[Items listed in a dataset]
□ □ □ □ □
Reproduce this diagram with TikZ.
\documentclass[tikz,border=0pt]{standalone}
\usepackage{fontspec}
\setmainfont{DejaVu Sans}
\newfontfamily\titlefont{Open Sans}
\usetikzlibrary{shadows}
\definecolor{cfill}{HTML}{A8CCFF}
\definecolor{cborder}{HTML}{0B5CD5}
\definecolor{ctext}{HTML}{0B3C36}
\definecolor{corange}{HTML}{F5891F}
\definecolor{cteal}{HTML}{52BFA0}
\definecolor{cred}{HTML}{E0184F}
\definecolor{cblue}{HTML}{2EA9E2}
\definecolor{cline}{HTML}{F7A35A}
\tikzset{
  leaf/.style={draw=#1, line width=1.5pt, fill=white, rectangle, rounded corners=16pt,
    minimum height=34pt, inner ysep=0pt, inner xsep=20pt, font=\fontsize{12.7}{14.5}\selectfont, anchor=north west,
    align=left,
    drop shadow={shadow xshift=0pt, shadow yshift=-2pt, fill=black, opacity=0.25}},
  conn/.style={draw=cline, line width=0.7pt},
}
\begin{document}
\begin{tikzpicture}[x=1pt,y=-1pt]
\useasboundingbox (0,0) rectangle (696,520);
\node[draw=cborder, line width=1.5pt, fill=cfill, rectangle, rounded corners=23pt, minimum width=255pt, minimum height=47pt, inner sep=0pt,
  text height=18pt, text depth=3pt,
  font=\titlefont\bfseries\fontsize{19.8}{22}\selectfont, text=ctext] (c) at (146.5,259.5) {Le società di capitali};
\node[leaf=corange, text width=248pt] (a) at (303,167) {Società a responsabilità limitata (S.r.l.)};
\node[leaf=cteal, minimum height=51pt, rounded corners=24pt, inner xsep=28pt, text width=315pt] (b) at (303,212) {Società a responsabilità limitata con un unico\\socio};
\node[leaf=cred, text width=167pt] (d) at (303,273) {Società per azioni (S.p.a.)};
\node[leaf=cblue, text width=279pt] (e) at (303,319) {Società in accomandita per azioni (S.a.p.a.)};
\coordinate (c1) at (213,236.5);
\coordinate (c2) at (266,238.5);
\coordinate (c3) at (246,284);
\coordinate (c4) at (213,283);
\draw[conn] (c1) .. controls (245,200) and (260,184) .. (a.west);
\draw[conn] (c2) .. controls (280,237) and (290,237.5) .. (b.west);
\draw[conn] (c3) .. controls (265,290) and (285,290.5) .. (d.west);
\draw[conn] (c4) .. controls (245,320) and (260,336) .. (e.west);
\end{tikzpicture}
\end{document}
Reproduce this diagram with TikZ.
□ □ □ □ □
## Written exercise
Restate each record word for word.

## Worked answer
Reproduce this diagram with TikZ.
\documentclass[tikz,border=0pt]{standalone}
\usepackage{fontspec}
\setmainfont{DejaVu Sans}
\newfontfamily\titlefont{Open Sans}
\usetikzlibrary{shadows}
\definecolor{cfill}{HTML}{A8CCFF}
\definecolor{cborder}{HTML}{0B5CD5}
\definecolor{ctext}{HTML}{0B3C36}
\definecolor{corange}{HTML}{F5891F}
\definecolor{cteal}{HTML}{52BFA0}
\definecolor{cred}{HTML}{E0184F}
\definecolor{cblue}{HTML}{2EA9E2}
\definecolor{cline}{HTML}{F7A35A}
\tikzset{
  leaf/.style={draw=#1, line width=1.5pt, fill=white, rectangle, rounded corners=16pt,
    minimum height=34pt, inner ysep=0pt, inner xsep=20pt, font=\fontsize{12.7}{14.5}\selectfont, anchor=north west,
    align=left,
    drop shadow={shadow xshift=0pt, shadow yshift=-2pt, fill=black, opacity=0.25}},
  conn/.style={draw=cline, line width=0.7pt},
}
\begin{document}
\begin{tikzpicture}[x=1pt,y=-1pt]
\useasboundingbox (0,0) rectangle (696,520);
\node[draw=cborder, line width=1.5pt, fill=cfill, rectangle, rounded corners=23pt, minimum width=255pt, minimum height=47pt, inner sep=0pt,
  text height=18pt, text depth=3pt,
  font=\titlefont\bfseries\fontsize{19.8}{22}\selectfont, text=ctext] (c) at (146.5,259.5) {Le società di capitali};
\node[leaf=corange, text width=248pt] (a) at (303,167) {Società a responsabilità limitata (S.r.l.)};
\node[leaf=cteal, minimum height=51pt, rounded corners=24pt, inner xsep=28pt, text width=315pt] (b) at (303,212) {Società a responsabilità limitata con un unico\\socio};
\node[leaf=cred, text width=167pt] (d) at (303,273) {Società per azioni (S.p.a.)};
\node[leaf=cblue, text width=279pt] (e) at (303,319) {Società in accomandita per azioni (S.a.p.a.)};
\coordinate (c1) at (213,236.5);
\coordinate (c2) at (266,238.5);
\coordinate (c3) at (246,284);
\coordinate (c4) at (213,283);
\draw[conn] (c1) .. controls (245,200) and (260,184) .. (a.west);
\draw[conn] (c2) .. controls (280,237) and (290,237.5) .. (b.west);
\draw[conn] (c3) .. controls (265,290) and (285,290.5) .. (d.west);
\draw[conn] (c4) .. controls (245,320) and (260,336) .. (e.west);
\end{tikzpicture}
\end{document}
Reproduce this diagram with TikZ.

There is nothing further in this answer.